Last week, a couple of really sharp cookies from JMP were on campus giving a presentation and their academic program manager, Curt Hinrchs commented that what is really needed is a course on statistical thinking. I think he is absolutely on to something.
I mentioned in my last post how there is a debate over whether fluid intelligence really declines with age or whether older people are just less inclined to put effort into a pointless task. This happened to me the other day when someone stopped by with a series of very complicated equations with the log of this and the log of that squared. Here is how our conversation went:
“Why do you have years of experience squared as an independent variable? Do you think that average earnings increase up to a certain number of years of experience and then have a negative relationship after that? Why do you think that would happen?”
“Oh, well we just have years of experience squared to check for a quadratic effect.”
“Do we really need to have a reason?”
“I think so. I would.”
“We want to test for the impact of an increase in education. So we would like to get the predicted value for population earnings if everyone who has less than a high school education graduated from high school.”
“That’s easy enough. You have a regression equation. You have a predicted value for people who have 12 years of education. Write some code to replace the predicted value for all those people who have less than 12 years to that value. Get the totals. Compare the two.”
“But we would have to decrease everyone’s years of experience.”
“Because if a person is in school for two more years, they would work for two less years.”
“Not at all. The unemployment rate is high for high school dropouts. Particularly youth. You are assuming that a person who drops out of school in the tenth grade will be employed continuously for the next two years. “
“But you know that is wrong.” (In fact, I looked it up, according to the Bureau of Labor Statistics, the unemployment rate for recent high school dropouts was 32.9%, not 0% ).
I was not much help to this person in solving the equations because I just could not see a lot of point to it. I try to help anyone that comes to see me, and they usually go away pretty happy. I am also very happy they come because it gives me a chance to steer them in the right direction.

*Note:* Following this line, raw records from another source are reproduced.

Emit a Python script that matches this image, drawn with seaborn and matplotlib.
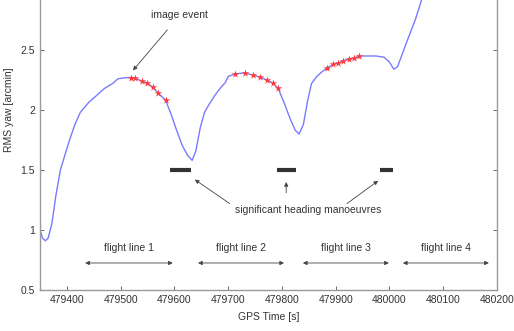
import seaborn as sns
import matplotlib.pyplot as plt
import pandas as pd
import numpy as np

sns.set_style("ticks")
plt.rcParams['font.family'] = ['Liberation Sans', 'DejaVu Sans']

# RMS yaw trace
gps_time = [479350, 479355, 479360, 479365, 479372, 479380, 479388, 479396, 479405,
            479415, 479425, 479440, 479455, 479470, 479485, 479495, 479510, 479519,
            479527, 479540, 479549, 479560, 479570, 479584, 479595, 479605, 479615,
            479625, 479633, 479640, 479648, 479656, 479665, 479675, 479685, 479695,
            479700, 479713, 479731, 479746, 479759, 479772, 479783, 479793, 479805,
            479815, 479825, 479832, 479840, 479848, 479855, 479865, 479875, 479884,
            479895, 479904, 479914, 479925, 479934, 479943, 479960, 479975, 479990,
            480000, 480008, 480015, 480025, 480035, 480048, 480060, 480075, 480090,
            480105]
rms_yaw = [1.00, 0.93, 0.91, 0.93, 1.05, 1.30, 1.50, 1.62, 1.75,
           1.88, 1.98, 2.06, 2.12, 2.18, 2.22, 2.26, 2.27, 2.27,
           2.265, 2.24, 2.225, 2.19, 2.14, 2.08, 1.95, 1.82, 1.70,
           1.62, 1.58, 1.66, 1.85, 1.98, 2.05, 2.12, 2.18, 2.23,
           2.28, 2.30, 2.31, 2.29, 2.275, 2.25, 2.225, 2.18, 2.05,
           1.93, 1.83, 1.80, 1.88, 2.08, 2.22, 2.28, 2.32, 2.35,
           2.38, 2.39, 2.41, 2.425, 2.43, 2.45, 2.45, 2.45, 2.44,
           2.40, 2.34, 2.36, 2.48, 2.60, 2.75, 2.92, 3.10, 3.25,
           3.35]

# image events (red stars)
event_time = [479519, 479527, 479540, 479549, 479560, 479570, 479584,
              479713, 479731, 479746, 479759, 479772, 479783, 479793,
              479884, 479895, 479904, 479914, 479925, 479934, 479943]
event_yaw = [2.27, 2.265, 2.24, 2.225, 2.19, 2.14, 2.08,
             2.30, 2.31, 2.29, 2.275, 2.25, 2.225, 2.18,
             2.35, 2.38, 2.39, 2.41, 2.425, 2.43, 2.45]

# heading manoeuvres (start, end)
manoeuvre_start = [479592, 479791, 479983]
manoeuvre_end = [479630, 479826, 480007]
manoeuvre_level = 1.5

# flight lines
flight_labels = ["flight line 1", "flight line 2", "flight line 3", "flight line 4"]
flight_start = [479434, 479644, 479839, 480025]
flight_end = [479597, 479804, 479999, 480185]

df = pd.DataFrame({"t": gps_time, "yaw": rms_yaw})
ev = pd.DataFrame({"t": event_time, "yaw": event_yaw})

fig = plt.figure(figsize=(5.14, 3.31), dpi=100)
ax = fig.add_axes([0.0778, 0.1239, 0.889, 1.0876])

sns.lineplot(data=df, x="t", y="yaw", ax=ax, color="#7a7aff", linewidth=1.0)
sns.scatterplot(data=ev, x="t", y="yaw", ax=ax, color="#ff3b3b", marker="*",
                s=32, linewidth=0, zorder=3)

ax.hlines([manoeuvre_level] * 3, manoeuvre_start, manoeuvre_end,
          color="#333333", linewidth=3)

txtc = "#333333"
fs = 7.5
ax.annotate("image event", xy=(479523, 2.33), xytext=(479610, 2.79),
            ha="center", va="center", fontsize=fs, color=txtc,
            arrowprops=dict(arrowstyle="-|>", color="#444444", lw=0.6,
                            mutation_scale=6, shrinkA=6, shrinkB=0))

ax.text(479849, 1.17, "significant heading manoeuvres", ha="center", va="center",
        fontsize=fs, color=txtc)
for tail, head in [((479703, 1.22), (479638, 1.42)),
                   ((479808, 1.31), (479808, 1.40)),
                   ((479921, 1.22), (479979, 1.41))]:
    ax.annotate("", xy=head, xytext=tail,
                arrowprops=dict(arrowstyle="-|>", color="#444444", lw=0.6,
                                mutation_scale=6, shrinkA=0, shrinkB=0))

for lab, s, e in zip(flight_labels, flight_start, flight_end):
    ax.annotate("", xy=(s, 0.725), xytext=(e, 0.725),
                arrowprops=dict(arrowstyle="<|-|>", color="#444444", lw=0.6,
                                mutation_scale=6, shrinkA=0, shrinkB=0))
    ax.text((s + e) / 2, 0.85, lab, ha="center", va="center", fontsize=fs, color=txtc)

ax.set_xlim(479350, 480200)
ax.set_ylim(0.5, 3.5)
ax.set_xticks(np.arange(479400, 480201, 100))
ax.set_xticklabels([str(v) for v in range(479400, 480201, 100)])
ax.set_yticks([0.5, 1, 1.5, 2, 2.5])
ax.set_yticklabels(["0.5", "1", "1.5", "2", "2.5"])
ax.set_xlabel("GPS Time [s]", fontsize=fs, color=txtc, labelpad=5)
ax.set_ylabel("RMS yaw [arcmin]", fontsize=fs, color=txtc, labelpad=5)
ax.tick_params(direction="in", top=True, right=True, labelsize=fs,
               colors="#555555", labelcolor=txtc, length=3, width=0.6)
for sp in ax.spines.values():
    sp.set_color("#999999")
    sp.set_linewidth(1.0)

fig.savefig("out.png", dpi=100)
plt.close(fig)
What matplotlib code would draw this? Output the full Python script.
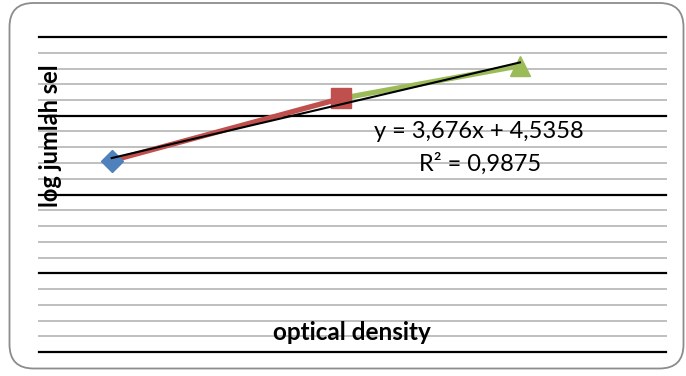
import numpy as np
import matplotlib
matplotlib.use("Agg")
from matplotlib import pyplot as plt
from matplotlib.patches import FancyBboxPatch

# data (optical density vs log jumlah sel)
od = [0.116, 0.482, 0.767]
log_sel = [4.86, 6.44, 7.27]
colors = ["#4F81BD", "#C0504D", "#9BBB59"]
markers = ["D", "s", "^"]
eq_text = "y = 3,676x + 4,5358"
r2_text = "R\u00b2 = 0,9875"

plt.rcParams['font.family'] = ['Lato', 'DejaVu Sans']

fig = plt.figure(figsize=(6.86, 3.76), dpi=100)
fig.patch.set_facecolor("white")

# rounded chart border
W, H = 686.0, 376.0
border = FancyBboxPatch((9.5 / W, 7.5 / H), (683.5 - 9.5) / W, (373 - 7.5) / H,
                        boxstyle="round,pad=0,rounding_size=0.035",
                        transform=fig.transFigure, facecolor="none",
                        edgecolor="#8C8C8C", linewidth=1.3, mutation_aspect=W / H)
fig.patches.append(border)

ax = fig.add_axes([39 / W, 1 - 352 / H, (666 - 39) / W, (352 - 37) / H])
ax.set_xlim(0, 1)
ax.set_ylim(0, 8)

#gridlines: majors every 2, minors every 0.4
for v in np.arange(0, 8.01, 0.4):
    if abs(v / 2 - round(v / 2)) < 1e-6:
        ax.axhline(v, color="black", lw=1.6, clip_on=False, zorder=1)
    else:
        ax.axhline(v, color="#BFBFBF", lw=1.4, clip_on=False, zorder=1)

for s in ax.spines.values():
    s.set_visible(False)
ax.set_xticks([])
ax.set_yticks([])

# segments coloured like the following point
for i in range(1, len(od)):
    ax.plot(od[i - 1:i + 1], log_sel[i - 1:i + 1], color=colors[i], lw=3.8,
            solid_capstyle="butt", zorder=2)

sizes = [11, 14, 14]
for i in range(len(od)):
    ax.plot(od[i], log_sel[i], marker=markers[i], color=colors[i], ms=sizes[i],
            mec=colors[i], ls="none", zorder=3, clip_on=False)

# linear trendline
k, b = np.polyfit(od, log_sel, 1)
xs = np.array([od[0], od[-1]])
ax.plot(xs, k * xs + b, color="black", lw=1.5, zorder=4)

fig.text(479 / W, 1 - 132 / H, eq_text, ha="center", va="center", fontsize=17)
fig.text(480 / W, 1 - 164 / H, r2_text, ha="center", va="center", fontsize=17)

fig.text(50 / W, 1 - 136 / H, "log jumlah sel", rotation=90, ha="center", va="center",
         fontsize=17, fontweight="bold")
fig.text(352 / W, 1 - 333 / H, "optical density", ha="center", va="center",
         fontsize=17.5, fontweight="bold")

fig.savefig("out.png", dpi=100)
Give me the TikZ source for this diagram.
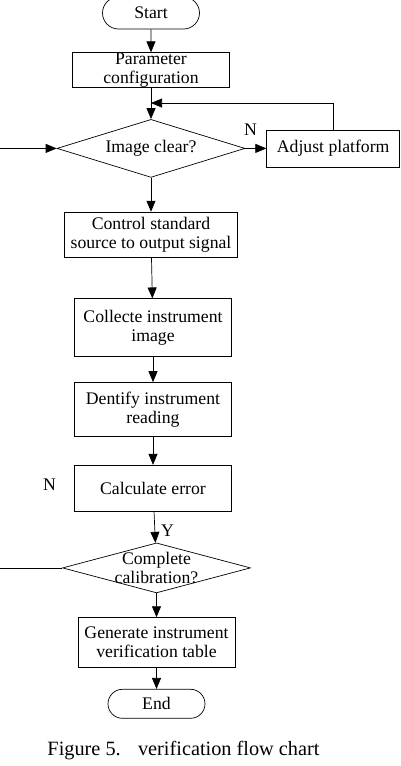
\documentclass[tikz,border=0pt]{standalone}
\usepackage{fontspec}
\setmainfont{Liberation Serif}
\usetikzlibrary{positioning,arrows.meta,shapes.misc}
\usepgflibrary{shapes.geometric}
\tikzset{%
terminal/.style={draw,rounded rectangle,minimum width=99pt,minimum height=29pt,inner sep=1pt},
process/.style={draw,rectangle,align=center,minimum width=157pt,inner xsep=2pt,inner ysep=0pt},
decision/.style={draw,diamond,aspect=3.3,minimum width=188pt,inner sep=0pt},
flow/.style={-{Triangle[length=11pt,width=9pt]}},
yn/.style={inner sep=1pt},
caption/.style={font=\fontsize{20.3}{22}\selectfont}
}

\begin{document}
\begin{tikzpicture}[font=\fontsize{17.7}{19}\selectfont,line width=0.7pt]

    \useasboundingbox (0pt,0pt) rectangle (400pt,-766pt);

    \node[terminal,minimum height=32pt] (start) at (151pt,-13pt) {Start};
    \node[process,minimum height=35pt] (param) [below=23pt of start] {Parameter\\configuration};
    \node[decision,minimum height=58pt] (img) [below=31pt of param] {Image clear?};
    \node[process,minimum width=133pt,minimum height=37pt] (adjust) [right=21pt of img] {Adjust platform};

    \node[process,minimum width=173pt,minimum height=45pt] (ctrl) [below=34pt of img] {Control standard\\source to output signal};
    \node[process,minimum height=58pt] (coll) [below=41pt of ctrl,xshift=2pt] {Collecte instrument\\image};
    \node[process,minimum height=54pt] (dent) [below=25pt of coll] {Dentify instrument\\reading};
    \node[process,minimum height=46pt] (calc) [below=28pt of dent] {Calculate error};
    \node[yn] (nleft) [left=17pt of calc,yshift=4pt] {N};

    \node[decision,minimum height=50pt,label={[align=center]center:{Complete\\calibration?}}] (done) [below=31pt of calc,xshift=3.5pt] {};
    \node[process,minimum height=50pt] (gen) [below=24pt of done] {Generate instrument\\verification table};
    \node[terminal] (end) [below=21pt of gen] {End};

    \node[caption] (cap) [below=19pt of end,xshift=27pt] {Figure 5.\hspace{0.85em}verification flow chart};

    \coordinate[below=15pt of param] (fb);
    \coordinate[left=57pt of img.west] (inleft);
    \coordinate[left=63pt of done.west] (outleft);

    \path[flow] (start) edge (param)
                (param) edge (img)
                (inleft) edge (img.west)
                (img.east) edge node[yn,pos=0.25,above=12pt]{N} (adjust.west)
                (img) edge (ctrl)
                (ctrl) edge (coll)
                (coll) edge (dent)
                (dent) edge (calc)
                (calc) edge node[yn,pos=0.6,right=5pt]{Y} (done)
                (done) edge (gen)
                (gen) edge (end);

    \draw[flow] (adjust.north) |- (fb);
    \draw (done.west) -- (outleft);

\end{tikzpicture}
\end{document}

Here is another one:
“I am predicting the success of start-up firms but I have eliminated those that ended up making more than $10 million per year, and also those that weren’t in business five years later.”
“Because I am using income as my dependent variable and if I include the companies that made zero or over $10 million my data would be really skewed. Some of them made over $100 million.”
“But don’t you think that most investors really want to be able to predict which companies will make them a LOT of money? And if they apply your equation to predict which companies in which to invest, these won’t even be in your sample.”
“Yes, that is correct.”
“Have you thought about applying your equation to those companies and seeing if it is accurate? Maybe you want your dependent variable to be something different. Perhaps it could be categorical, something like the company failed, it was in business five years later with earnings less than $1,000,000 a year or more than $1,000, 000 a year. I don’t know if that is exactly what you want to do, but I do think you need to revise your design.”
“Because investors want to predict which companies will produce very high returns and which will cause them to lose their investment. I am not sure your equations will do that.”
And yet another one …
“Does this output look correct to you.”
“Because your R-squared is .99 . That means you have explained 99% of the variance.”
“Are you familiar with my field?”
“I am familiar with reality. You have dummy-coded county. That gives you about 3,000 independent variables right there. Altogether, you have about 4,997 independent variables and a sample of 5,000. Also, you have one variable, MALE, that is coded 1 if the subject is male and 0 if not. You have a second variable, FEMALE, that is coded 1 if female and 0 if not. “
“What should I do?”
“Read this article on multicollinearity. Drop the FEMALE variable from your equation. Take a look at your counties and see if there is some way you can subdivide these that make sense in terms of your field, for example, rural persistent poverty counties, urban persistent poverty counties, urban middle income, urban upper income – whatever makes sense in the context of your study. Is there even a reason for having county as a variable? Think about that. Come back next week and we will rewrite your program.”
I give all of these people credit for sensing something was not quite right and stopping by to talk with me. They come from different universities, all well respected, and they are all very intelligent people. Some of them have been taught mathematics very well. That is a good thing. Their equations are elegant and correct, as far as it goes.
Dr. F.N. (Florence Nightingale) David was chair of the statistics department at the University of California, Riverside. She left the university about the time I started my doctoral program there, but I remember one of my professors telling this story.
“_____ did the defense of his dissertation and F.N. David was the outside member on his committee. He gave a very good description of all of the analyses he had done and why his hypotheses were supported. She was really the statistical expert and we all turned to her when the candidate was out of the room and asked her opinion. She took her cigar out of her mouth and said, ‘That young man believes his numbers too much.’ “
Maybe it is true that the more things change the more they stay the same.
Somewhere in all of this we maybe have to get back to the idea of science we had when we were ten years old. Of not being so wedded to our ideas but just thinking, wondering about stuff, mucking around and seeing what works.